▸ **AIM**
Exactly as written, retype the listing below, omitting the pictures.

▸ **GIVEN INFORMATION**
- - - - -
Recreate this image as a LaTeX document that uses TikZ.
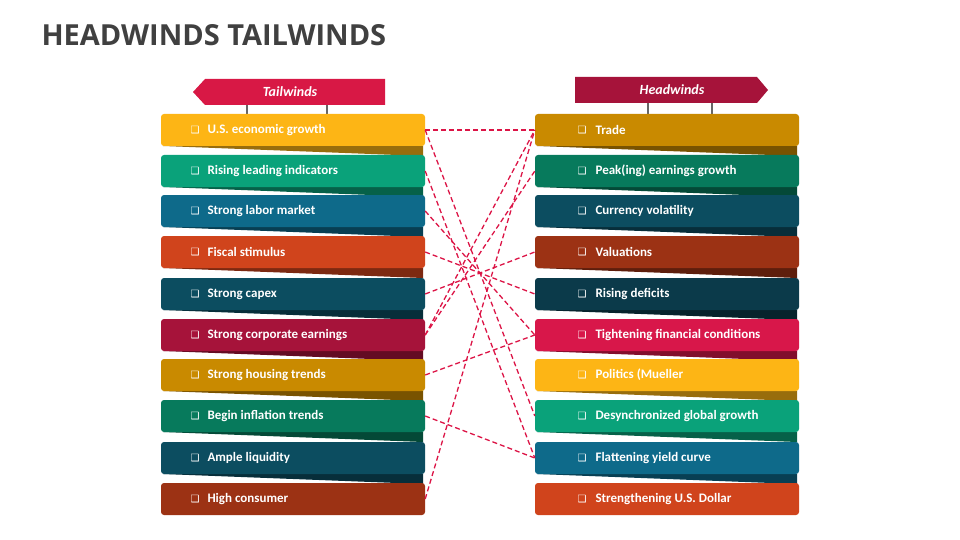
\documentclass[tikz,border=0pt]{standalone}
\usepackage{fontspec}
\setmainfont{Carlito}
\newfontfamily\titlefont{Open Sans}
\newfontfamily\symfont{DejaVu Sans}
\definecolor{cY}{HTML}{FDB515}\definecolor{cG}{HTML}{0AA27A}\definecolor{cB}{HTML}{0E6A8A}
\definecolor{cO}{HTML}{D0441C}\definecolor{cT}{HTML}{0C4D60}\definecolor{cC}{HTML}{A6133A}
\definecolor{cGo}{HTML}{C98A00}\definecolor{cDG}{HTML}{077A5C}\definecolor{cBr}{HTML}{9C3214}
\definecolor{cD}{HTML}{0B3A4A}\definecolor{cR}{HTML}{D8174A}\definecolor{cTitle}{HTML}{404040}
\definecolor{cLink}{HTML}{DC1446}\definecolor{cTW}{HTML}{D81845}
\begin{document}
\begin{tikzpicture}[x=1pt,y=-1pt,
  box/.style={rounded corners=3pt,minimum width=264pt,minimum height=32pt,inner sep=0pt},
  lbl/.style={text=white,font=\bfseries\fontsize{13}{14}\selectfont,anchor=west},
  chk/.style={text=white,font=\symfont\fontsize{10}{10}\selectfont,anchor=center},
  link/.style={draw=cLink,line width=1.3pt,dash pattern=on 5pt off 3pt}]
\useasboundingbox (0,0) rectangle (960,540);
\node[anchor=west,font=\titlefont\bfseries\fontsize{29}{30}\selectfont,text=cTitle] (title) at (38,35) {HEADWINDS TAILWINDS};
% stems
\draw[gray!80!black,line width=2.5pt] (247,100)--(247,116) (327,100)--(327,116) (648,100)--(648,116) (712,100)--(712,116);
% headers
\fill[cTW] (385,79)--(205,79)--(193,92)--(205,105)--(385,105)--cycle;
\node[text=white,font=\bfseries\itshape\fontsize{14}{15}\selectfont] (tw) at (290,92) {Tailwinds};
\fill[cC] (575,77)--(757,77)--(768,90)--(757,103)--(575,103)--cycle;
\node[text=white,font=\bfseries\itshape\fontsize{14}{15}\selectfont] (hw) at (672,90) {Headwinds};
% boxes
\foreach \y/\c/\t [count=\i] in {130/cY/U.S. economic growth,171/cG/Rising leading indicators,211/cB/Strong labor market,252/cO/Fiscal stimulus,294/cT/Strong capex,335/cC/Strong corporate earnings,375/cGo/Strong housing trends,416/cDG/Begin inflation trends,458/cT/Ample liquidity,499/cBr/High consumer/ business confidence}{
  \ifnum\i<10 \fill[\c!60!black] (163,\y+16)--(423,\y+16)--(423,\y+26)--cycle;\fi
  \node[box,fill=\c] (L\i) at (293,\y) {};
  \node[chk] (lc\i) at (195,\y) {❑};
  \node[lbl] (lt\i) at (204,\y) {\t};
}
\foreach \y/\c/\t [count=\i] in {130/cGo/Trade/ tariffs /protectionism,171/cDG/Peak(ing) earnings growth,211/cT/Currency volatility,252/cBr/Valuations,294/cD/Rising deficits /debt,335/cR/Tightening financial conditions,375/cY/Politics (Mueller /midterms),416/cG/Desynchronized global growth,458/cB/Flattening yield curve,499/cO/Strengthening U.S. Dollar}{
  \ifnum\i<10 \fill[\c!60!black] (537,\y+16)--(797,\y+16)--(797,\y+26)--cycle;\fi
  \node[box,fill=\c] (R\i) at (667,\y) {};
  \node[chk] (rc\i) at (582,\y) {❑};
  \node[lbl] (rt\i) at (592,\y) {\t};
}
% links
\foreach \a/\b in {1/1,1/8,2/9,3/6,4/5,5/4,6/1,6/2,7/6,8/9,10/1}
  \draw[link] (L\a.east)--(R\b.west);
\end{tikzpicture}
\end{document}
- - - - -
▸ **RESULT OF THIS EXERCISE**
Recreate this image as a LaTeX document that uses TikZ.
\documentclass[tikz,border=0pt]{standalone}
\usepackage{fontspec}
\setmainfont{Carlito}
\newfontfamily\titlefont{Open Sans}
\newfontfamily\symfont{DejaVu Sans}
\definecolor{cY}{HTML}{FDB515}\definecolor{cG}{HTML}{0AA27A}\definecolor{cB}{HTML}{0E6A8A}
\definecolor{cO}{HTML}{D0441C}\definecolor{cT}{HTML}{0C4D60}\definecolor{cC}{HTML}{A6133A}
\definecolor{cGo}{HTML}{C98A00}\definecolor{cDG}{HTML}{077A5C}\definecolor{cBr}{HTML}{9C3214}
\definecolor{cD}{HTML}{0B3A4A}\definecolor{cR}{HTML}{D8174A}\definecolor{cTitle}{HTML}{404040}
\definecolor{cLink}{HTML}{DC1446}\definecolor{cTW}{HTML}{D81845}
\begin{document}
\begin{tikzpicture}[x=1pt,y=-1pt,
  box/.style={rounded corners=3pt,minimum width=264pt,minimum height=32pt,inner sep=0pt},
  lbl/.style={text=white,font=\bfseries\fontsize{13}{14}\selectfont,anchor=west},
  chk/.style={text=white,font=\symfont\fontsize{10}{10}\selectfont,anchor=center},
  link/.style={draw=cLink,line width=1.3pt,dash pattern=on 5pt off 3pt}]
\useasboundingbox (0,0) rectangle (960,540);
\node[anchor=west,font=\titlefont\bfseries\fontsize{29}{30}\selectfont,text=cTitle] (title) at (38,35) {HEADWINDS TAILWINDS};
% stems
\draw[gray!80!black,line width=2.5pt] (247,100)--(247,116) (327,100)--(327,116) (648,100)--(648,116) (712,100)--(712,116);
% headers
\fill[cTW] (385,79)--(205,79)--(193,92)--(205,105)--(385,105)--cycle;
\node[text=white,font=\bfseries\itshape\fontsize{14}{15}\selectfont] (tw) at (290,92) {Tailwinds};
\fill[cC] (575,77)--(757,77)--(768,90)--(757,103)--(575,103)--cycle;
\node[text=white,font=\bfseries\itshape\fontsize{14}{15}\selectfont] (hw) at (672,90) {Headwinds};
% boxes
\foreach \y/\c/\t [count=\i] in {130/cY/U.S. economic growth,171/cG/Rising leading indicators,211/cB/Strong labor market,252/cO/Fiscal stimulus,294/cT/Strong capex,335/cC/Strong corporate earnings,375/cGo/Strong housing trends,416/cDG/Begin inflation trends,458/cT/Ample liquidity,499/cBr/High consumer/ business confidence}{
  \ifnum\i<10 \fill[\c!60!black] (163,\y+16)--(423,\y+16)--(423,\y+26)--cycle;\fi
  \node[box,fill=\c] (L\i) at (293,\y) {};
  \node[chk] (lc\i) at (195,\y) {❑};
  \node[lbl] (lt\i) at (204,\y) {\t};
}
\foreach \y/\c/\t [count=\i] in {130/cGo/Trade/ tariffs /protectionism,171/cDG/Peak(ing) earnings growth,211/cT/Currency volatility,252/cBr/Valuations,294/cD/Rising deficits /debt,335/cR/Tightening financial conditions,375/cY/Politics (Mueller /midterms),416/cG/Desynchronized global growth,458/cB/Flattening yield curve,499/cO/Strengthening U.S. Dollar}{
  \ifnum\i<10 \fill[\c!60!black] (537,\y+16)--(797,\y+16)--(797,\y+26)--cycle;\fi
  \node[box,fill=\c] (R\i) at (667,\y) {};
  \node[chk] (rc\i) at (582,\y) {❑};
  \node[lbl] (rt\i) at (592,\y) {\t};
}
% links
\foreach \a/\b in {1/1,1/8,2/9,3/6,4/5,5/4,6/1,6/2,7/6,8/9,10/1}
  \draw[link] (L\a.east)--(R\b.west);
\end{tikzpicture}
\end{document}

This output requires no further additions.